On February 17, the 2nd Circuit set Aleynikov free after he had served 11 months of an eight-year prison term for stealing high-frequency trading computer code from Goldman Sachs, the Wall Street investment bank.
Wednesday's opinion provided the legal reasoning for that unusual decision, which came just hours after Aleynikov's lawyer had argued in court to have his client's December 2010 conviction reversed.
"Prosecutors brought this case to send a message about economic espionage in the information age. This is a major setback," said Joel Reidenberg, a professor at Fordham University School of Law and director of the Fordham Center on Law and Information Policy.
CLOSER LOOK
Wednesday's decision might also change the willingness of companies to ask for law enforcement assistance when they believe employees are taking trade secrets to competitors.
Aleynikov was arrested by FBI agents in July 2009 after Goldman reported suspicions about him to authorities.
Companies probably need to "take a closer look as to whether today's opinion has an impact on their individual situation," said Brent Cossrow, a partner at Fisher & Phillips in Radnor, Pennsylvania who practices in the area of employee defections and trade secrets. He is not involved in the Aleynikov case.
The government accused Aleynikov of copying and removing trading code from Goldman in 2009 as he was preparing to take a new job at Teza Technologies LLC, a high-frequency trading start-up in Chicago. Teza was not accused of wrongdoing.
Aleynikov was criminally charged with violating the federal Economic Espionage Act and the National Stolen Property Act.
U.S. Attorney Preet Bharara in Manhattan declined to comment, a spokeswoman for his office said. Bharara has not said whether he plans to appeal the panel ruling to the full 2nd Circuit Court of Appeals.
Kevin Marino, a lawyer for Aleynikov, said, "We are extremely pleased with the 2nd Circuit's decision, which represents a complete repudiation of this prosecution."
Goldman spokesman Michael DuVally declined to comment.
Wednesday's decision was the government's second setback in fighting computer-related fraud in as many days.
On Tuesday, a federal appeals court in San Francisco said the government could not use the Computer Fraud and Abuse Act, an anti-hacking statute, to prosecute people who misused corporate data obtained legally.
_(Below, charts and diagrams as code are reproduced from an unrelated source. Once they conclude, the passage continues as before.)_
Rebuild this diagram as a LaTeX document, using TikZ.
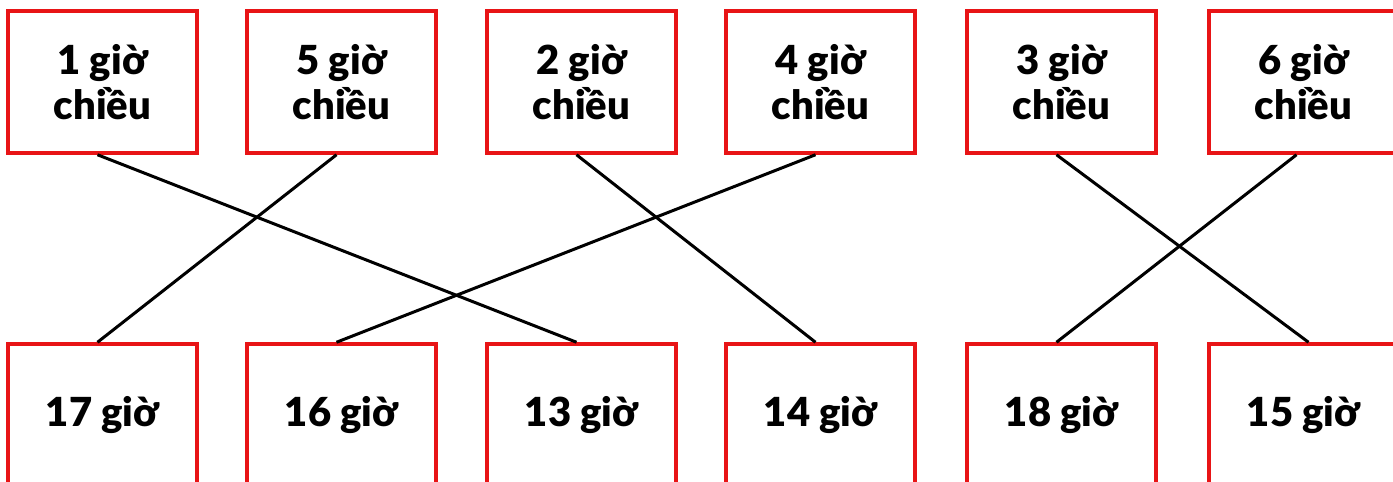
\documentclass[tikz,border=0pt]{standalone}
\usepackage{fontspec}
\setmainfont{Lato Black}
\definecolor{boxred}{RGB}{232,20,22}
\begin{document}
\begin{tikzpicture}[
            x=1pt, y=-1pt,
            every node/.style={font=\fontsize{40}{45}\selectfont, align=center},
            hourbox/.style={draw=boxred, line width=3.5pt, minimum width=189pt, minimum height=142pt, inner sep=0pt},
            link/.style={draw=black, line width=3pt}
        ]
        \useasboundingbox (0,0) rectangle (1393,482);

        % Top row
        \node[hourbox] (t1) at (102.5,82) {1 giờ\\chiều};
        \node[hourbox] (t5) at (341.5,82) {5 giờ\\chiều};
        \node[hourbox] (t2) at (581.5,82) {2 giờ\\chiều};
        \node[hourbox] (t4) at (820.5,82) {4 giờ\\chiều};
        \node[hourbox] (t3) at (1061.5,82) {3 giờ\\chiều};
        \node[hourbox] (t6) at (1303.5,82) {6 giờ\\chiều};

        % Bottom row
        \node[hourbox] (b17) at (102.5,415) {17 giờ};
        \node[hourbox] (b16) at (341.5,415) {16 giờ};
        \node[hourbox] (b13) at (581.5,415) {13 giờ};
        \node[hourbox] (b14) at (820.5,415) {14 giờ};
        \node[hourbox] (b18) at (1061.5,415) {18 giờ};
        \node[hourbox] (b15) at (1303.5,415) {15 giờ};

        \draw[link] ([xshift=-5pt]t1.south) -- ([xshift=-5pt]b13.north);
        \draw[link] ([xshift=-5pt]t5.south) -- ([xshift=-5pt]b17.north);
        \draw[link] ([xshift=-5pt]t2.south) -- ([xshift=-5pt]b14.north);
        \draw[link] ([xshift=-5pt]t4.south) -- ([xshift=-5pt]b16.north);
        \draw[link] ([xshift=-5pt]t3.south) -- ([xshift=5pt]b15.north);
        \draw[link] ([xshift=-7pt]t6.south) -- ([xshift=-5pt]b18.north);

        \end{tikzpicture}
\end{document}
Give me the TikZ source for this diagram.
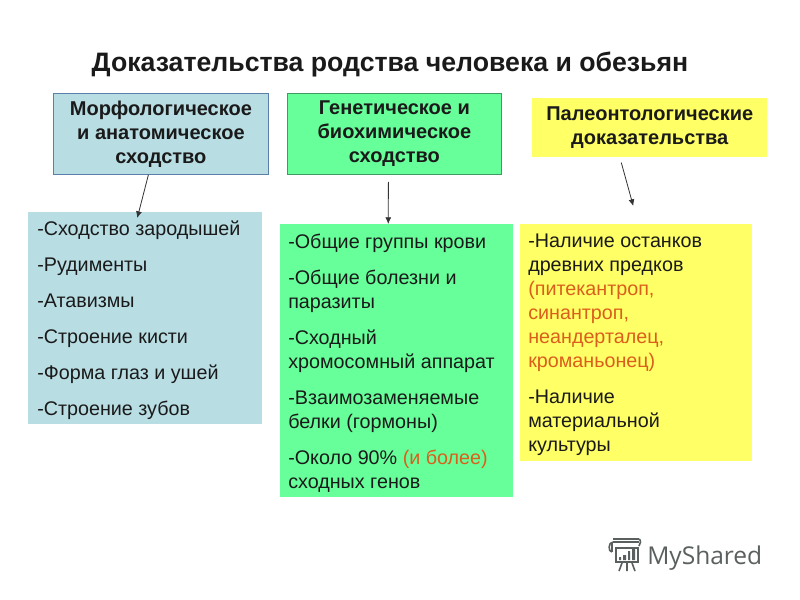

It said the government's broad reading of that law could make it illegal to check email, use Facebook or surf the Internet at work.
STOLEN FORMULAS?
In the Aleynikov opinion, Jacobs wrote that the "highly valuable" source code at the center of the case was not physical "goods" or "wares" or "merchandise" within the meaning of the stolen property law.
Goldman "went to great lengths to maintain the secrecy of its system," Jacobs wrote. "The enormous profits the system yielded for Goldman depended on no one else having it."
Reidenberg said that while theft of trade secrets can be a state criminal offense, the 2nd Circuit's reasoning, if applied elsewhere, will shoulder companies with much of the burden to fight corporate espionage through civil lawsuits.
"Federal prosecutors will have a very difficult time treating theft of trade secrets as a criminal offense," he said. "It would be like someone trying to steal the formula for Coca-Cola. A court could, however, decide that the law could apply to a company keeping secret its plans for a new product, such as the next iPad, that will go into interstate commerce."
In a case similar to Aleynikov's, former Societe Generale trader Samarth Agrawal was sentenced to three years in prison in February 2011 for stealing speed-trading computer code secrets and transporting the code across state lines.
The case is U.S. v. Aleynikov, 2nd U.S. Circuit Court of Appeals, No. 11-1126.